Answer: Yes, such a $\delta$-neighborhood exists. Explain
This is a question about **what it means for a drawing (a function's graph) to be smooth or continuous, especially when a part of it is below a certain horizontal line**. The solving step is:

1. Let's imagine our function $f(x)$ as a drawing or a line on a piece of paper. Since $f$ is "continuous," it means we can draw this line without ever lifting our pencil; it's smooth and has no sudden jumps or breaks.
2. We're told that at a special spot, $x_0$, the height of our drawing, $f(x_0)$, is definitely *below* a certain imaginary horizontal line, $\beta$. This means there's a clear space between $f(x_0)$ and the $\beta$-line. Let's call this little space $\epsilon_0 = \beta - f(x_0)$. Since $f(x_0)$ is strictly less than $\beta$, this space $\epsilon_0$ must be a positive amount.
3. Now, because our drawing is continuous (smooth), if we look very, very close to our special spot $x_0$ (just a tiny bit to the left or a tiny bit to the right), the height of the drawing, $f(x)$, can't suddenly change a lot from $f(x_0)$. It has to stay very close to $f(x_0)$.

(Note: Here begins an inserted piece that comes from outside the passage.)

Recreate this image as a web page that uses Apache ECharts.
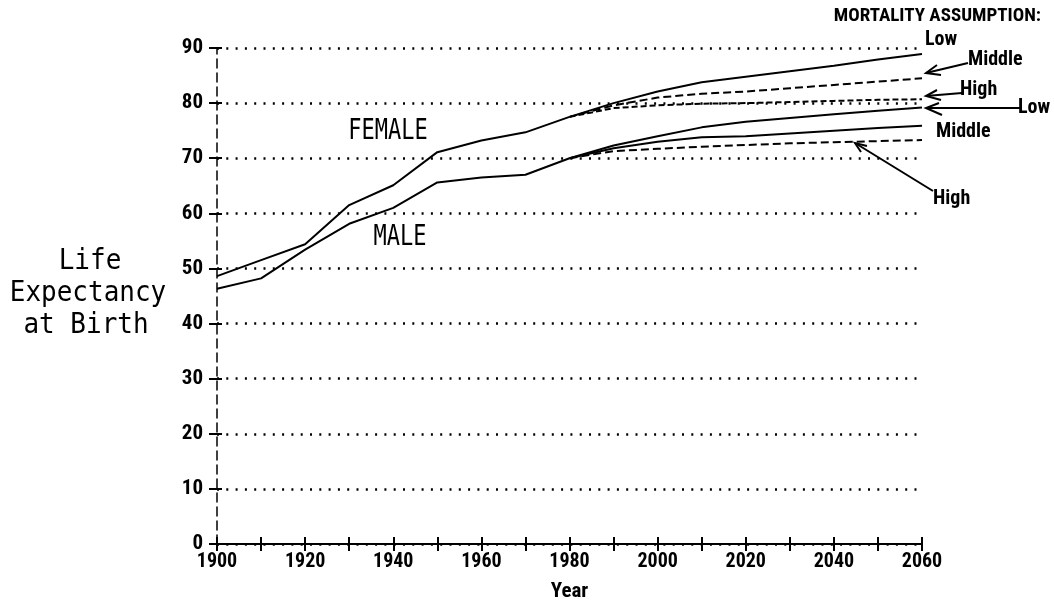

4. The "continuity" rule tells us that we can always find a small area around $x_0$ (we call this a $\delta$-neighborhood, like a little interval $(x_0 - \delta, x_0 + \delta)$) where *all* the points in that area will have their heights, $f(x)$, stay within a certain distance from $f(x_0)$. We can pick this distance to be our $\epsilon_0$.
5. So, we can find a small $\delta$ such that for any $x$ in the interval $(x_0 - \delta, x_0 + \delta)$, $f(x)$ will be less than $f(x_0) + \epsilon_0$.
6. Remember, we defined $\epsilon_0 = \beta - f(x_0)$. So, $f(x_0) + \epsilon_0$ is actually $f(x_0) + (\beta - f(x_0))$, which simplifies to just $\beta$.
7. Therefore, for all the $x$ values in that small $\delta$-neighborhood around $x_0$, their $f(x)$ values will be less than $\beta$. This means the entire part of the drawing in that small neighborhood stays below our $\beta$-line, which is exactly what we wanted to show!